I launched it in 2015, but I had previously created a blog on the Elle magazine website where I worked as a journalist. It was doing well and allowed me, quite quickly, to understand how much people were looking for a connection. I proposed daily appointments, something very personal. I posted looks I liked and took a humorous approach to decoding the day’s news and trends. When I left Elle, I wrote on my last post that people should start following me on Instagram. The next day, I already had 20,000 followers! Today, I split my time between L’Obs, where I write fashion reviews, and my Instagram. These two media have helped me build my reputation.
How do you explain your success?
It’s about connection, but expertise counts too. I’ve always loved fashion. At Canal +, I had already started talking about it, but it was during my years at Elle that I started to specialize in it, while developing my own unique approach – something at once sociological, funny and authentic, which is very important. On my Instagram, people see me, I show the clothes on my own body. But I rarely reveal my face. This is also a way of making my point, which is to show how well of a job I am doing in dressing myself. My looks are all in line with this quest for a perfect look. I recently was on the cover of Kunel, a Japanese magazine. And I’m very proud of this cover photo which was seen all over the world, because I think I pulled off my look perfectly!
Your Instagram is about more than fashion no?
I don’t have a strategy but I know where I’m going. This Instagram account works because there’s a truth there, and fashion that’s part of a relationship with the world, a way of life. I run my account like a magazine. Various fashion companies send me clothing , I make my choices and my goal is to say what I think of them. I also buy clothes – at the Monop’, in thrift shops and vintage stores – that help put together a style and a lifestyle. People follow me because they find it reassuring. Some women tell me, “You make me love my age”. I don’t tell anyone what to do, I express a point of view in a subtle way – “I think it’s difficult to wear a miniskirt after 50, but a minidress in summer is fine”.
Has social media helped desacralize fashion?
It desacralized itself – the show doesn’t have the same magic! Instagram, especially, has shown that fashion could come right into the street and this liberated people, considering how conventional many of them are. This change is also due to the creativity of new influencers. Some, unfortunately, are still just posting the pieces they receive, while posing. They even film themselves unwrapping the package! Where is the work? But I can see a very different, more creative and socially liberated generation emerging. I’m thinking in particular of 25-year-old Jean-Jacques Ndjoli, who lives in Sarcelles and started by reworking his father’s clothing, which he used to build his own looks but most of all an entire universe, with a flair for images that is so captivating and inspiring. Today, he works for big brands even though he might never have been a model or worked for a fashion magazine. Again, you see someone who didn’t fallen into the tyranny of appearances – his approach is so well thought out.
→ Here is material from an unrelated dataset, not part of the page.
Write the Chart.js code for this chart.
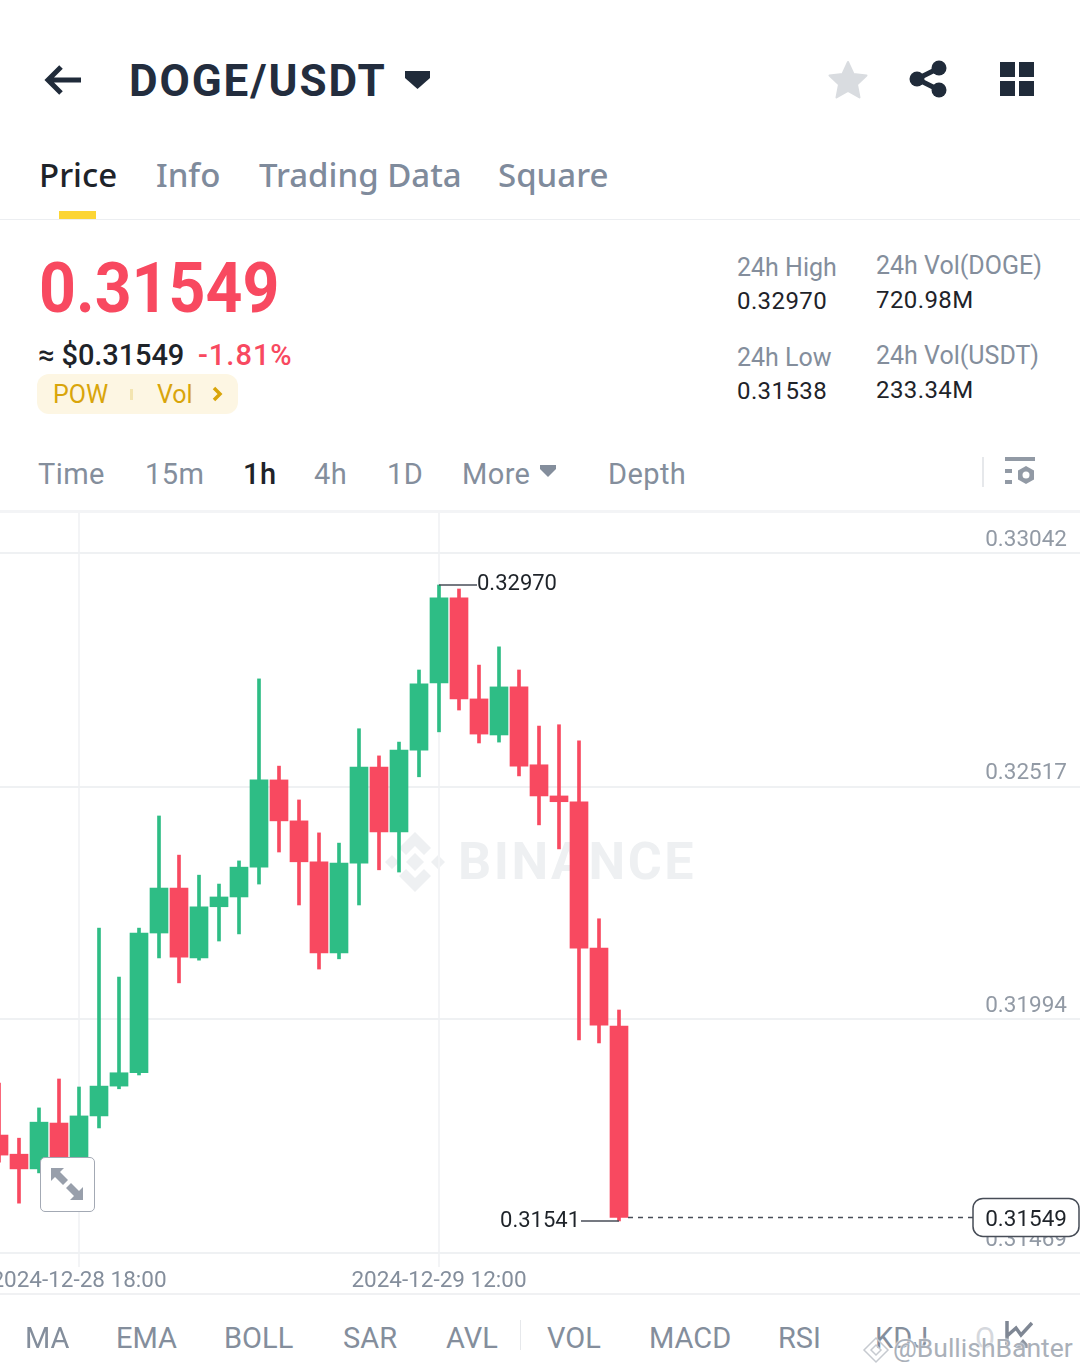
<!DOCTYPE html>
<html lang="en">

<head>
  <meta charset="UTF-8">
  <title>DOGE/USDT</title>
  <script src="https://cdn.jsdelivr.net/npm/chart.js@4/dist/chart.umd.min.js"></script>
  <style>
    html, body { margin: 0; padding: 0; background: #fff; }
    #page { position: relative; width: 1080px; height: 1370px; overflow: hidden; font-family: Roboto, sans-serif; }
    #page > * { position: absolute; }
    .t { line-height: 1; white-space: nowrap; transform: translateY(-50%); }
    .tab { font-size: 33px; font-weight: 500; color: #7f8b9c; top: 174px; font-family: "Noto Sans", sans-serif; }
    .iv { font-size: 29px; color: #848e9c; top: 474px; letter-spacing: 0.4px; }
    .lab { font-size: 25px; color: #848e9c; }
    .val { font-size: 24px; color: #1e2329; letter-spacing: 0.4px; }
    .ind { font-size: 29px; color: #848e9c; top: 1338px; }
    .rule { background: #eceef1; left: 0; width: 1080px; }
    canvas { left: 0; top: 512px; }
  </style>
</head>

<body>
  <div id="page">
    <!-- header -->
    <svg style="left:44px;top:64px" width="38" height="32" viewBox="0 0 38 32"><path d="M37 16H5M17 3L4 16l13 13" fill="none" stroke="#202b3a" stroke-width="5"/></svg>
    <div class="t" style="left:129px;top:81px;font-size:44px;font-weight:700;color:#232d3e;letter-spacing:1.900px">DOGE/USDT</div>
    <svg style="left:405px;top:70px" width="25" height="19"><path d="M0 1H25V8L12.500 19L0 8Z" fill="#202b3a"/></svg>
    <svg style="left:828px;top:60px" width="40" height="40" viewBox="0 0 40 40"><path d="M20 2l5.500 12 13 1.500-9.500 9 2.500 13L20 31l-11.500 6.500 2.500-13-9.500-9 13-1.500z" fill="#d9dce0" stroke="#d9dce0" stroke-width="2" stroke-linejoin="round"/></svg>
    <svg style="left:908px;top:58px" width="40" height="42" viewBox="0 0 40 42"><path d="M31 10L9 21l22 11" fill="none" stroke="#202b3a" stroke-width="5"/><circle cx="31" cy="10" r="7.500" fill="#202b3a"/><circle cx="9" cy="21" r="7.500" fill="#202b3a"/><circle cx="31" cy="32" r="7.500" fill="#202b3a"/></svg>
    <svg style="left:1000px;top:62px" width="34" height="34"><path d="M0 0h15v15H0zM19 0h15v15H19zM0 19h15v15H0zM19 19h15v15H19z" fill="#202b3a"/></svg>

    <!-- tabs -->
    <div class="t tab" style="left:39px;color:#1e2329">Price</div>
    <div class="t tab" style="left:156px">Info</div>
    <div class="t tab" style="left:259px">Trading Data</div>
    <div class="t tab" style="left:498px">Square</div>
    <div style="left:59px;top:211px;width:37px;height:8px;background:#fcd535"></div>
    <div class="rule" style="top:219px;height:1px"></div>

    <!-- price block -->
    <div class="t" style="left:39px;top:288px;font-size:70px;font-weight:700;color:#f84960;transform:translateY(-50%) scaleX(0.92);transform-origin:left center">0.31549</div>
    <div class="t" style="left:38px;top:355px;font-size:29px;font-weight:500;color:#1e2329;letter-spacing:-0.1px">≈ $0.31549</div>
    <div class="t" style="left:198px;top:355px;font-size:29px;font-weight:500;color:#f84960;letter-spacing:1px">-1.81%</div>
    <div style="left:37px;top:374px;width:201px;height:40px;border-radius:12px;background:#fdf6e3"></div>
    <div class="t" style="left:53px;top:394px;font-size:25px;color:#d9a50b">POW</div>
    <div style="left:130px;top:389px;width:3px;height:11px;background:#f3e4b0"></div>
    <div class="t" style="left:157px;top:394px;font-size:25px;color:#d9a50b">Vol</div>
    <svg style="left:212px;top:386px" width="12" height="16"><path d="M2 2l6 6-6 6" fill="none" stroke="#d9a50b" stroke-width="3.500"/></svg>

    <div class="t lab" style="left:737px;top:267px">24h High</div>
    <div class="t val" style="left:737px;top:301px">0.32970</div>
    <div class="t lab" style="left:876px;top:265px">24h Vol(DOGE)</div>
    <div class="t val" style="left:876px;top:300px">720.98M</div>
    <div class="t lab" style="left:737px;top:357px">24h Low</div>
    <div class="t val" style="left:737px;top:391px">0.31538</div>
    <div class="t lab" style="left:876px;top:355px">24h Vol(USDT)</div>
    <div class="t val" style="left:876px;top:390px">233.34M</div>

    <!-- interval row -->
    <div class="t iv" style="left:38px">Time</div>
    <div class="t iv" style="left:145px">15m</div>
    <div class="t iv" style="left:243px;color:#1e2329;font-weight:500">1h</div>
    <div class="t iv" style="left:314px">4h</div>
    <div class="t iv" style="left:387px">1D</div>
    <div class="t iv" style="left:462px">More</div>
    <svg style="left:540px;top:465px" width="16" height="12"><path d="M0 0H16V4L8 12L0 4Z" fill="#848e9c"/></svg>
    <div class="t iv" style="left:608px">Depth</div>
    <div style="left:982px;top:457px;width:2px;height:30px;background:#e6e8eb"></div>
    <svg style="left:1005px;top:457px" width="30" height="30"><path d="M0 0h30v4H0zM0 12h7v4H0zM0 23h7v4H0z" fill="#929aa5"/><path d="M21 9l8 4.500v9L21 27l-8-4.500v-9z" fill="#929aa5"/><circle cx="21" cy="18" r="3.500" fill="#fff"/></svg>
    <div class="rule" style="top:510px;height:3px;background:#f3f4f6"></div>

    <!-- watermark sits under the transparent canvas -->
    <svg style="left:385px;top:832px" width="60" height="60" viewBox="0 0 60 60"><g fill="#eef0f2"><path d="M30 0L46 16 39 23 30 14 21 23 14 16z"/><path d="M30 60L46 44 39 37 30 46 21 37 14 44z"/><path d="M0 30l7-7 7 7-7 7zM46 30l7-7 7 7-7 7z"/><path d="M30 21l9 9-9 9-9-9z"/></g></svg>
    <div class="t" style="left:458px;top:862px;font-size:52px;font-weight:700;color:#eef0f2;letter-spacing:2.500px">BINANCE</div>

    <canvas id="priceChart" width="1080" height="781"></canvas>

    <!-- expand button -->
    <div style="left:40px;top:1157px;width:53px;height:53px;border:1.5px solid #a3a9b4;border-radius:5px;background:#fff"></div>
    <svg style="left:51px;top:1168px" width="32" height="32" viewBox="0 0 32 32"><path d="M0 0h13L9 4l8 8-5 5-8-8-4 4zM32 32H19l4-4-8-8 5-5 8 8 4-4z" fill="#989fab"/></svg>

    <!-- indicators -->
    <div class="rule" style="top:1293px;height:2px;background:#f0f1f3"></div>
    <div class="t ind" style="left:25px">MA</div>
    <div class="t ind" style="left:116px">EMA</div>
    <div class="t ind" style="left:224px">BOLL</div>
    <div class="t ind" style="left:343px">SAR</div>
    <div class="t ind" style="left:446px">AVL</div>
    <div style="left:520px;top:1320px;width:1px;height:30px;background:#e6e8eb"></div>
    <div class="t ind" style="left:547px">VOL</div>
    <div class="t ind" style="left:649px">MACD</div>
    <div class="t ind" style="left:778px">RSI</div>
    <div class="t ind" style="left:875px">KDJ</div>
    <div class="t ind" style="left:975px;color:#d5d8dd">O</div>
    <svg style="left:1005px;top:1321px" width="28" height="28"><path d="M2 0v24M2 15l9-8 5 7L27 2" fill="none" stroke="#7f8794" stroke-width="3.500"/><path d="M10 27h16l-8-9z" fill="#8b93a0"/></svg>
    <svg style="left:862px;top:1336px" width="28" height="28" viewBox="0 0 28 28"><path d="M14 2l12 12-12 12L2 14zM14 9l5 5-5 5-5-5z" fill="none" stroke="#c6cad0" stroke-width="1.500"/></svg>
    <div class="t" style="left:893px;top:1348px;font-size:26.500px;color:#aab0b9;text-shadow:0 0 2px #fff,0 0 2px #fff">@BullishBanter</div>
  </div>

  <script>
    const xTickValues = [4, 22];
    const xTickLabels = ['2024-12-28 18:00', '2024-12-29 12:00'];
    const yTickValues = [0.33042, 0.32517, 0.31994, 0.31469];

    const opens = [0.31734, 0.31691, 0.31658, 0.31761, 0.31673, 0.31777, 0.31844, 0.31874, 0.32188, 0.32289, 0.32132,
      0.32247, 0.32269, 0.32336, 0.32532, 0.32440, 0.32348, 0.32143, 0.32345, 0.32561, 0.32415, 0.32599,
      0.32750, 0.32941, 0.32714, 0.32633, 0.32741, 0.32566, 0.32496, 0.32483, 0.32154, 0.31979];
    const highs = [0.31851, 0.31727, 0.31795, 0.31860, 0.31842, 0.32199, 0.32089, 0.32199, 0.32451, 0.32363, 0.32318,
      0.32298, 0.32350, 0.32759, 0.32563, 0.32487, 0.32413, 0.32390, 0.32647, 0.32586, 0.32617, 0.32779,
      0.32970, 0.32961, 0.32790, 0.32831, 0.32779, 0.32653, 0.32656, 0.32620, 0.32220, 0.32015];
    const lows = [0.31673, 0.31581, 0.31649, 0.31665, 0.31665, 0.31750, 0.31838, 0.31869, 0.32132, 0.32076, 0.32127,
      0.32170, 0.32186, 0.32298, 0.32370, 0.32251, 0.32107, 0.32130, 0.32251, 0.32330, 0.32325, 0.32539,
      0.32640, 0.32689, 0.32615, 0.32617, 0.32541, 0.32431, 0.32377, 0.31948, 0.31941, 0.31541];
    const closes = [0.31689, 0.31658, 0.31763, 0.31673, 0.31777, 0.31844, 0.31874, 0.32188, 0.32289, 0.32134, 0.32247,
      0.32269, 0.32336, 0.32532, 0.32440, 0.32348, 0.32143, 0.32345, 0.32561, 0.32415, 0.32599, 0.32748,
      0.32941, 0.32714, 0.32635, 0.32741, 0.32563, 0.32496, 0.32483, 0.32154, 0.31981, 0.31549];

    const lastPrice = 0.31549;
    const highPrice = 0.32970;
    const lowPrice = 0.31541;

    const green = '#2ebd85';
    const red = '#f84960';
    const ink = '#474d57';
    const candleColors = closes.map((c, i) => (c >= opens[i] ? green : red));

    function leader(from, to, y, dash) {
      return {
        type: 'line',
        data: [{ x: from, y: y }, { x: to, y: y }],
        borderColor: ink,
        borderWidth: 1.5,
        borderDash: dash,
        pointRadius: 0,
        order: 0
      };
    }

    // high/low values and the last price box, placed through the chart's scales
    const priceLabels = {
      id: 'priceLabels',
      afterDraw(chart) {
        const ctx = chart.ctx;
        const xs = chart.scales.x;
        const ys = chart.scales.y;
        ctx.save();
        ctx.font = '22px Roboto';
        ctx.fillStyle = '#1e2329';
        ctx.textBaseline = 'middle';

        ctx.textAlign = 'left';
        ctx.fillText(highPrice.toFixed(5), xs.getPixelForValue(23.9), ys.getPixelForValue(highPrice));
        ctx.textAlign = 'right';
        ctx.fillText(lowPrice.toFixed(5), xs.getPixelForValue(29.05), ys.getPixelForValue(lowPrice) + 1);

        const py = ys.getPixelForValue(lastPrice);
        ctx.beginPath();
        ctx.roundRect(973, py - 19, 106, 38, 10);
        ctx.fillStyle = '#fff';
        ctx.fill();
        ctx.lineWidth = 1.5;
        ctx.strokeStyle = ink;
        ctx.stroke();
        ctx.font = '22.5px Roboto';
        ctx.fillStyle = '#1e2329';
        ctx.fillText(lastPrice.toFixed(5), 1067, py + 3);
        ctx.restore();
      }
    };

    new Chart(document.getElementById('priceChart'), {
      type: 'bar',
      data: {
        datasets: [
          leader(22, 23.9, highPrice),
          leader(29.1, 31, lowPrice),
          leader(31.45, 48.7, lastPrice, [5, 5]),
          {
            data: opens.map((o, i) => ({ x: i, y: [o, closes[i]] })),
            backgroundColor: candleColors,
            barThickness: 18,
            grouped: false,
            order: 1
          },
          {
            data: highs.map((h, i) => ({ x: i, y: [lows[i], h] })),
            backgroundColor: candleColors,
            barThickness: 3,
            grouped: false,
            order: 2
          }
        ]
      },
      plugins: [priceLabels],
      options: {
        responsive: false,
        animation: false,
        devicePixelRatio: 1,
        layout: { autoPadding: false, padding: 0 },
        plugins: { legend: { display: false }, tooltip: { enabled: false } },
        scales: {
          x: {
            type: 'linear',
            offset: false,
            min: 0.05,
            max: 54.05,
            afterBuildTicks(scale) { scale.ticks = xTickValues.map(v => ({ value: v })); },
            afterFit(scale) { scale.height = 40; scale.paddingLeft = 0; scale.paddingRight = 0; },
            border: { display: false },
            grid: { offset: false, color: '#f3f4f6', lineWidth: 2, tickLength: 14 },
            ticks: {
              autoSkip: false,
              maxRotation: 0,
              padding: 1,
              color: '#848e9c',
              font: { family: 'Roboto', size: 22.5 },
              callback: v => xTickLabels[xTickValues.indexOf(v)]
            }
          },
          y: {
            position: 'right',
            min: 0.31469,
            max: 0.33134,
            afterBuildTicks(scale) { scale.ticks = yTickValues.map(v => ({ value: v })); },
            afterFit(scale) { scale.width = 0; scale.paddingTop = 0; scale.paddingBottom = 0; },
            border: { display: false },
            grid: { color: '#eff1f3', lineWidth: 2, drawTicks: false },
            ticks: {
              mirror: true,
              autoSkip: false,
              padding: -13,
              labelOffset: -13,
              color: '#929aa5',
              font: { family: 'Roboto', size: 22.5 },
              callback: v => v.toFixed(5)
            }
          }
        }
      }
    });
  </script>
</body>

</html>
How do fashion houses use Instagram ?
Most don’t really take advantage of it. They buy followers, distribute content, post slightly stiff images that would be more at home in glossy print publications than on social media. For Instagram to work you have to step into real life, but brands are often afraid of real life. Gucci pulls this off perfectly, with an extraordinary sense of aesthetics and a way to inject color into daily life. What life best goes with these clothes? What relationship is there between the garment and what we feel? In essence, what meaning does a fashion house gives to its fashion. And this question is key, because consumers already know how much each piece costs, which is usually a lot. So they are more than ever asking themselves its reason for being.
What do you see as the next steps of your project?
I’ll continue doing it on my own, that’s the beauty of the adventure. One day, I might not want to post my own looks anymore but I’m not thinking about tomorrow. For the moment, I’m also interested in interior design. A major website has approached me, and I’m going to stage my selections, with the same philosophy.
You once said, “Instagram cured me of everything.”
It’s true! It cured me of the eventual bitterness of being fired from Elle, of the fear of aging, of the complexes I had for so long, of anonymity… I’m now one of the 500 most influential personalities in fashion, according to Business Of Fashion. But Instagram is mostly a place where I can be, think and express myself. I write novels, poetry, and I broke free of the whole promotional system. 250,000 people follow me, I get 400 messages a day. I created a direct link with other people.